* Stated exercise
In the entries below, find the line containing "Give me the matplotlib source for this chart." and the line containing "3.3e7, 1.9e7, 1.14e7]". Copy those two lines and everything between them exactly, without the pictures.

--- START Input rows ---

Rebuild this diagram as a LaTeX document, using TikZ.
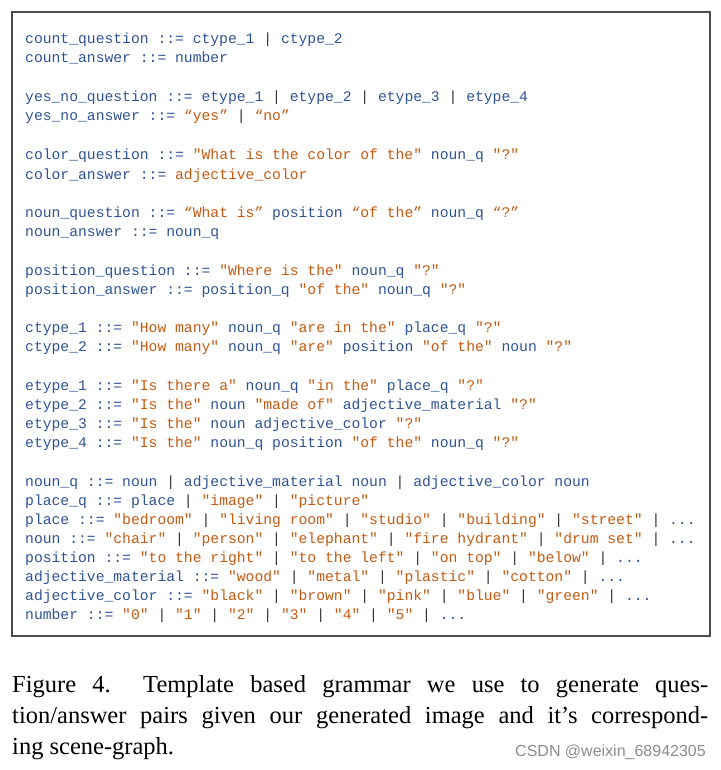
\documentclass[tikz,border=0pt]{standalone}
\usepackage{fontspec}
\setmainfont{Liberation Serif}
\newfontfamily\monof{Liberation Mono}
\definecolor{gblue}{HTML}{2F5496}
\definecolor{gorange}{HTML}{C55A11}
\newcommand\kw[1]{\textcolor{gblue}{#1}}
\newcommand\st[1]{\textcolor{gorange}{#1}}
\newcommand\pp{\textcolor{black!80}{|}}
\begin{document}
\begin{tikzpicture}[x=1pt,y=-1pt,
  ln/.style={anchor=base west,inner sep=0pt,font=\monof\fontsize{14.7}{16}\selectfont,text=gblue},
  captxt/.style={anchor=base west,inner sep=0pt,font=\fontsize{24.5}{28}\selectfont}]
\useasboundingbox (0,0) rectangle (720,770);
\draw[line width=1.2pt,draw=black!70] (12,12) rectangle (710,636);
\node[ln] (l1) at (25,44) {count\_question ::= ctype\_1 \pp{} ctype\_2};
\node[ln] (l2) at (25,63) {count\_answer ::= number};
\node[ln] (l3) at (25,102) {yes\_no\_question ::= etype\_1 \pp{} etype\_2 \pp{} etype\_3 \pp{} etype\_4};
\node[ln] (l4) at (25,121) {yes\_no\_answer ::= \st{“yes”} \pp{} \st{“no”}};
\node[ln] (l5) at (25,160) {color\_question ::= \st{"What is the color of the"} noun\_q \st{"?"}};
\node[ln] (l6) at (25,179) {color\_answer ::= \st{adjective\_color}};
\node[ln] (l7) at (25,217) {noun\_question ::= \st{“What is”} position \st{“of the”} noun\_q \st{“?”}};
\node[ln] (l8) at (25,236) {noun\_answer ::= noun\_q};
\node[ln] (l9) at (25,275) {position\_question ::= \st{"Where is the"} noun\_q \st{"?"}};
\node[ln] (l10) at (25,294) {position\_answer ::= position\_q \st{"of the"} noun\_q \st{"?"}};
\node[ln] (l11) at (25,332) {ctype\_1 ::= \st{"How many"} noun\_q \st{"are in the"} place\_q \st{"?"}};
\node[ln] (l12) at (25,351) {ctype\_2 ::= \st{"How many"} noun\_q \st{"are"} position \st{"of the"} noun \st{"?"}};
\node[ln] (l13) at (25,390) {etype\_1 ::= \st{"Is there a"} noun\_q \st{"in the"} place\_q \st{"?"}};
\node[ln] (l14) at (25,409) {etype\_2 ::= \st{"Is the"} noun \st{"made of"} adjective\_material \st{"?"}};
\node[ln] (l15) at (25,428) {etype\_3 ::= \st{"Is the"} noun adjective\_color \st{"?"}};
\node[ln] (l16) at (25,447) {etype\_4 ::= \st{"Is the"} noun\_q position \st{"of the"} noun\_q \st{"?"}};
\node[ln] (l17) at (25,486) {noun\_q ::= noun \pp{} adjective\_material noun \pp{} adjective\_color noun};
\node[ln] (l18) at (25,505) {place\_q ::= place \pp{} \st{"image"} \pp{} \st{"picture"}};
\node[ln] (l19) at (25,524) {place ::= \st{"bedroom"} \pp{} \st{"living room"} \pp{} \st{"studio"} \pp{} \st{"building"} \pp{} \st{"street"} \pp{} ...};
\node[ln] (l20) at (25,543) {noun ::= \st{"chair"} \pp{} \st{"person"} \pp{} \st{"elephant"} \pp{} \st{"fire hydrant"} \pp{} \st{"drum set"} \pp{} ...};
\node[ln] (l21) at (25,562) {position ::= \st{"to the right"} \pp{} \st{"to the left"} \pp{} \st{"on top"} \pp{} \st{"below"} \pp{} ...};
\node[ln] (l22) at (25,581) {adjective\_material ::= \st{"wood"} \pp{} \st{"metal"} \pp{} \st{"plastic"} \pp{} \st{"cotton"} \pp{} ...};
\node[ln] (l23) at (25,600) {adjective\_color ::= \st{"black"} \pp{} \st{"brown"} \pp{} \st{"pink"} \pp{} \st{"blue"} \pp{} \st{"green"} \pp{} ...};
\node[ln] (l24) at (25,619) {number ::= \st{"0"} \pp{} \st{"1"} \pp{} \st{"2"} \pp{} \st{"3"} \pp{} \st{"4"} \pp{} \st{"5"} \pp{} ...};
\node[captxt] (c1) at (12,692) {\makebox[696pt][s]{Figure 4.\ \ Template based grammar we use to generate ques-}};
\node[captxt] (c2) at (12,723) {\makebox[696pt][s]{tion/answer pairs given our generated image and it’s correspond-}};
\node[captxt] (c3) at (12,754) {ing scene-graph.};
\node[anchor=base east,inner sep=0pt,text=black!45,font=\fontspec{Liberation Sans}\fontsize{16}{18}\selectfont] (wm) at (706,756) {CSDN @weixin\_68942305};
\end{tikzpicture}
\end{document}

--- END Input rows ---
--- START Input rows ---

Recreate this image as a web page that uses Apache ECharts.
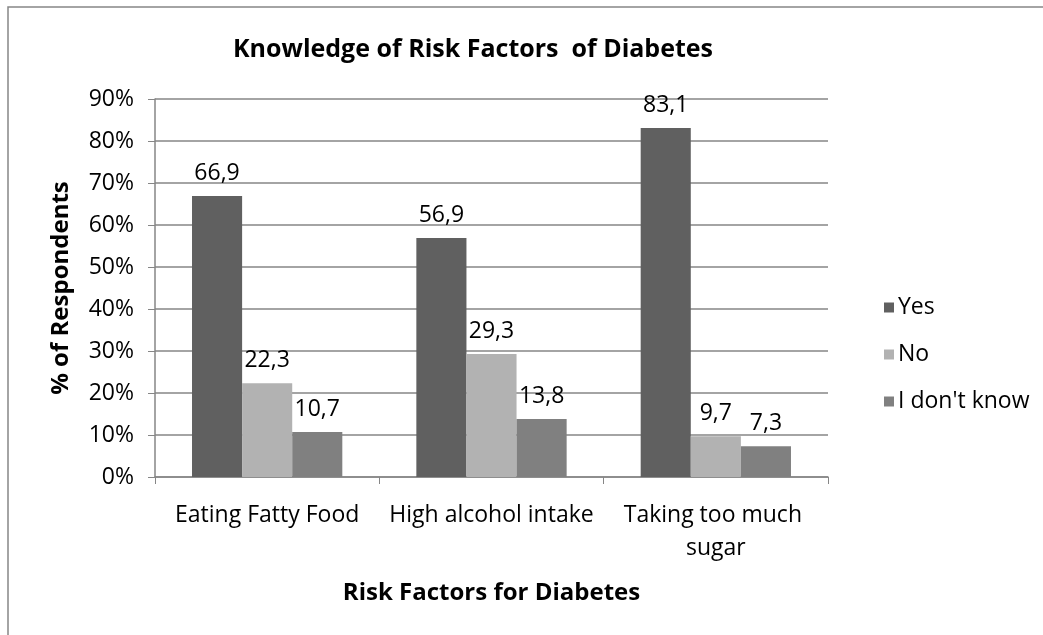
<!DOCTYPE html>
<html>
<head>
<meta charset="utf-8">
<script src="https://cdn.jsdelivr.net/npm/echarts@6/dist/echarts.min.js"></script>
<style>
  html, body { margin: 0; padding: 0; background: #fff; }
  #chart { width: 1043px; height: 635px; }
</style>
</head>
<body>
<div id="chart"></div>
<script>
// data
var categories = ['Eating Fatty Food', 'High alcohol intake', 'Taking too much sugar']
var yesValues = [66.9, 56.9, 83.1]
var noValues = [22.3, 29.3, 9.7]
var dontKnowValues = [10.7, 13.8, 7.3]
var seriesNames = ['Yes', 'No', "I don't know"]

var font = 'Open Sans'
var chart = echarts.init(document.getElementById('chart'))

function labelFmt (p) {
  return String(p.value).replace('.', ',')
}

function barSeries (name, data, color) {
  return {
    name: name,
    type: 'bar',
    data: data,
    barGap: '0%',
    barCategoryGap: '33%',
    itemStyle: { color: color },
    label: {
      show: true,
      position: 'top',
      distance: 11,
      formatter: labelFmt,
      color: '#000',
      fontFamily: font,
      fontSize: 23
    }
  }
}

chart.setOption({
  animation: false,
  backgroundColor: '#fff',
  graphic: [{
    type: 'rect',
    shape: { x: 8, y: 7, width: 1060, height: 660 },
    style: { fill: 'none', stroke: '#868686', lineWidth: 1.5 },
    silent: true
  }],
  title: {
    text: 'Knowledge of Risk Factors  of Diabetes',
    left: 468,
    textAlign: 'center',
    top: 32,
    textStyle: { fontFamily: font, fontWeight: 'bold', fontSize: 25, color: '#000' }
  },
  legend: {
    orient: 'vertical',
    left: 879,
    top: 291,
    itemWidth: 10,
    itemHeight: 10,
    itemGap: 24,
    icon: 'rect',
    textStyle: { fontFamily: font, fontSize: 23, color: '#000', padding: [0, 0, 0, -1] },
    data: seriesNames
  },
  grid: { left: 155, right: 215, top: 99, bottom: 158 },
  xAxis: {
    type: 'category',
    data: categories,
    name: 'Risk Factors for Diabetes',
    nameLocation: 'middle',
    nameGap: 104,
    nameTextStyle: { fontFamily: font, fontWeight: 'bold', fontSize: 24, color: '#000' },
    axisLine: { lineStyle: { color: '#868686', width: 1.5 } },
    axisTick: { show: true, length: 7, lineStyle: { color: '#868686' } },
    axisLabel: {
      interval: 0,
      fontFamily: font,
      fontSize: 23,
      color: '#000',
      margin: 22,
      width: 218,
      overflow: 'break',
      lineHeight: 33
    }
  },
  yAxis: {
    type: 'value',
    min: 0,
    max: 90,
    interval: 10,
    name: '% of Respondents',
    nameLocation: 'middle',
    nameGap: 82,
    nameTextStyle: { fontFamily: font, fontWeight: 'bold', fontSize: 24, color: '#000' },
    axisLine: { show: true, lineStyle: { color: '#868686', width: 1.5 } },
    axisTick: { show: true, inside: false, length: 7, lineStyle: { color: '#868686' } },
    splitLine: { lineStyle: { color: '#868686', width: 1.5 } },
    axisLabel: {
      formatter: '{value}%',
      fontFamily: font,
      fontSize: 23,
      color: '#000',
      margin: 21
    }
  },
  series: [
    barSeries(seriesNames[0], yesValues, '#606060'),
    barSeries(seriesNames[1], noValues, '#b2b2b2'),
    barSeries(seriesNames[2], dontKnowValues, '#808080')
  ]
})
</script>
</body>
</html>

--- END Input rows ---
--- START Input rows ---

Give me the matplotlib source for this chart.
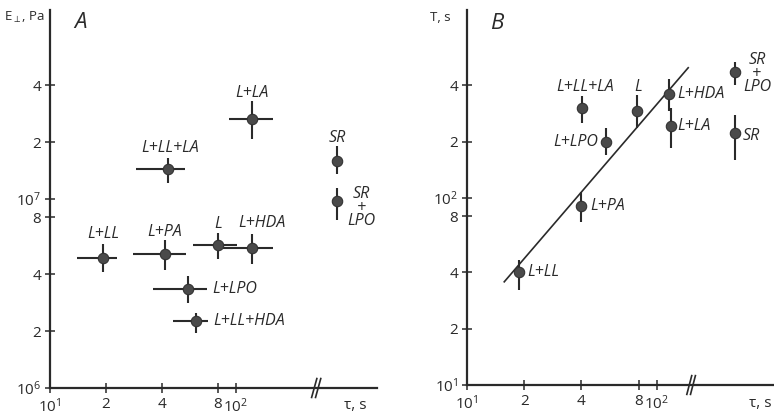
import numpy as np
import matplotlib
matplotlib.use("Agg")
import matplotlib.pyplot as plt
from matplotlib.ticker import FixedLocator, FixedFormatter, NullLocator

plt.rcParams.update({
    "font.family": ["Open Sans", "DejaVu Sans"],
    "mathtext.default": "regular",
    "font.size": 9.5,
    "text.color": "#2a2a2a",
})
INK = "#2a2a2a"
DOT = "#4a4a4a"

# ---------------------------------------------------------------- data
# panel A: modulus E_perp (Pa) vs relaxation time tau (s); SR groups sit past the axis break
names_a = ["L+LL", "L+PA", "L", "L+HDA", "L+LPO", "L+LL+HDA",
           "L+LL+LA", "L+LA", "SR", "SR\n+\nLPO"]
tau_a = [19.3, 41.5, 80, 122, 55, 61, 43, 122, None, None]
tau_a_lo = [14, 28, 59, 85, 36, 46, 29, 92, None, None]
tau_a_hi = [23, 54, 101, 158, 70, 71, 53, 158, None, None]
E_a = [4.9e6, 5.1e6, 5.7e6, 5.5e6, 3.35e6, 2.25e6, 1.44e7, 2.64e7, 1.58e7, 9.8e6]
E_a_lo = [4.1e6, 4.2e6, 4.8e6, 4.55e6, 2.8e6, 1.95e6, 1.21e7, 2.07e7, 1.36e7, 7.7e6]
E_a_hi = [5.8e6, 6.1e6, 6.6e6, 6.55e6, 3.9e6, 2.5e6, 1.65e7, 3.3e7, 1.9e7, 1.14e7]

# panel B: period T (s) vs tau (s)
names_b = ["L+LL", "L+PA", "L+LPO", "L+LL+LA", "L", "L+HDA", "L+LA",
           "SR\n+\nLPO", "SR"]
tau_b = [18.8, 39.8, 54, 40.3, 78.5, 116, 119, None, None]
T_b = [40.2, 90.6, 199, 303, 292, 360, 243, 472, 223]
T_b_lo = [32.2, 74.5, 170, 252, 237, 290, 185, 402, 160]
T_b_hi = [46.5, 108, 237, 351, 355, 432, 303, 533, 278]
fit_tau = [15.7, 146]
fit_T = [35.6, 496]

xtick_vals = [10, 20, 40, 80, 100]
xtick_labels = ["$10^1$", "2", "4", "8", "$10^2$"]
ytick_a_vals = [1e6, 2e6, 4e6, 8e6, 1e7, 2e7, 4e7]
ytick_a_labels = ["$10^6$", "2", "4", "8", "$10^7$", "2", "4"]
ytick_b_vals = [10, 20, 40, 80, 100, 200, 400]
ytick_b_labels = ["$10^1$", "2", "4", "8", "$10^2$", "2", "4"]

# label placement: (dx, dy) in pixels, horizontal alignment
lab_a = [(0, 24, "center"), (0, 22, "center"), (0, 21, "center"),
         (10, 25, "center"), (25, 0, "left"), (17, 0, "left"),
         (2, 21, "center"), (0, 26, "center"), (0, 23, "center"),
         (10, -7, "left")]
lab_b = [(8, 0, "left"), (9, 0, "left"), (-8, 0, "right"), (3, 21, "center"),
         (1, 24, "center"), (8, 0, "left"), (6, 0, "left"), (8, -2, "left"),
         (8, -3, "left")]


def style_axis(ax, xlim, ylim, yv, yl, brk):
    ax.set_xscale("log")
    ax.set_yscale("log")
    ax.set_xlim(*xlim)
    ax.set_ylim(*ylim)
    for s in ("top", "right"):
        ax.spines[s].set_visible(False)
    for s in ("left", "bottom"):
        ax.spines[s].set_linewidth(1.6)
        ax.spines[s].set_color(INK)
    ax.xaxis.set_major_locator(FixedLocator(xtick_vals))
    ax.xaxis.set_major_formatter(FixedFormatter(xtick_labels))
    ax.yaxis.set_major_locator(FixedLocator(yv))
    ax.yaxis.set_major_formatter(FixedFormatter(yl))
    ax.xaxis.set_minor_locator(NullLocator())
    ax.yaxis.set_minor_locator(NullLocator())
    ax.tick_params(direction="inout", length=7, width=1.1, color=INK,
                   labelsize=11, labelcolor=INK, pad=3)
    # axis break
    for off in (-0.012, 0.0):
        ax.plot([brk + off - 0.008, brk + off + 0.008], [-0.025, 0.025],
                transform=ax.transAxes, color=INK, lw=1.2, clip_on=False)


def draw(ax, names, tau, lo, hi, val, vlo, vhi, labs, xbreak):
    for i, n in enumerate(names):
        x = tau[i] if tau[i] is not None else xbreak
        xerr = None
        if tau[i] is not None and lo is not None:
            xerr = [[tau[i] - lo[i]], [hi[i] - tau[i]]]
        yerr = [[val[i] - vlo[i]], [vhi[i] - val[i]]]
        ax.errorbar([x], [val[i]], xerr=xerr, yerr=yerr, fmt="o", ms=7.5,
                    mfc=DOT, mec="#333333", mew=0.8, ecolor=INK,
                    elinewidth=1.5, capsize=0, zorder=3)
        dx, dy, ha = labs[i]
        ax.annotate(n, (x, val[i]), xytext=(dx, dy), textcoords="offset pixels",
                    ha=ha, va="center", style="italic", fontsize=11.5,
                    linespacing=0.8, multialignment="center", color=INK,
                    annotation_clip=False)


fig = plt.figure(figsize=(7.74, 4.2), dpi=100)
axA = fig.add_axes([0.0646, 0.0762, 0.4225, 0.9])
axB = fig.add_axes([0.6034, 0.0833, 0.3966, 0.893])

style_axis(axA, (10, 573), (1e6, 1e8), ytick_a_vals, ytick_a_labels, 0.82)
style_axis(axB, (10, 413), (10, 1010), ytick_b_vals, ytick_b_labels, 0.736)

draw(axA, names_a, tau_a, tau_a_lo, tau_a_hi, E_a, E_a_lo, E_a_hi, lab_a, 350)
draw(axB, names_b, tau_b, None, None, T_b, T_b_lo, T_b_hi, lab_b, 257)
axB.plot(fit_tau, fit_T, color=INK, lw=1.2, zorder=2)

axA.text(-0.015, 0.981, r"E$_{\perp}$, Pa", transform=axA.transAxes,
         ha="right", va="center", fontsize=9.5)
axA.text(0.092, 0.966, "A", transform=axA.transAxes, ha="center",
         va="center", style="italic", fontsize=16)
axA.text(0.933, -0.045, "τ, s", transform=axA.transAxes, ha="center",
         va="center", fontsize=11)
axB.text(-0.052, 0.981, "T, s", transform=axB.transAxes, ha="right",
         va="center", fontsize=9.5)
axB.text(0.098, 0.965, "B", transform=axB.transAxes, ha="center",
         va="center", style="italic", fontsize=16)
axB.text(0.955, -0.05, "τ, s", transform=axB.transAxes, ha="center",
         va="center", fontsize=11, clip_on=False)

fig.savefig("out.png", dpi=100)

--- END Input rows ---

* Full response
Give me the matplotlib source for this chart.
import numpy as np
import matplotlib
matplotlib.use("Agg")
import matplotlib.pyplot as plt
from matplotlib.ticker import FixedLocator, FixedFormatter, NullLocator

plt.rcParams.update({
    "font.family": ["Open Sans", "DejaVu Sans"],
    "mathtext.default": "regular",
    "font.size": 9.5,
    "text.color": "#2a2a2a",
})
INK = "#2a2a2a"
DOT = "#4a4a4a"

# ---------------------------------------------------------------- data
# panel A: modulus E_perp (Pa) vs relaxation time tau (s); SR groups sit past the axis break
names_a = ["L+LL", "L+PA", "L", "L+HDA", "L+LPO", "L+LL+HDA",
           "L+LL+LA", "L+LA", "SR", "SR\n+\nLPO"]
tau_a = [19.3, 41.5, 80, 122, 55, 61, 43, 122, None, None]
tau_a_lo = [14, 28, 59, 85, 36, 46, 29, 92, None, None]
tau_a_hi = [23, 54, 101, 158, 70, 71, 53, 158, None, None]
E_a = [4.9e6, 5.1e6, 5.7e6, 5.5e6, 3.35e6, 2.25e6, 1.44e7, 2.64e7, 1.58e7, 9.8e6]
E_a_lo = [4.1e6, 4.2e6, 4.8e6, 4.55e6, 2.8e6, 1.95e6, 1.21e7, 2.07e7, 1.36e7, 7.7e6]
E_a_hi = [5.8e6, 6.1e6, 6.6e6, 6.55e6, 3.9e6, 2.5e6, 1.65e7, 3.3e7, 1.9e7, 1.14e7]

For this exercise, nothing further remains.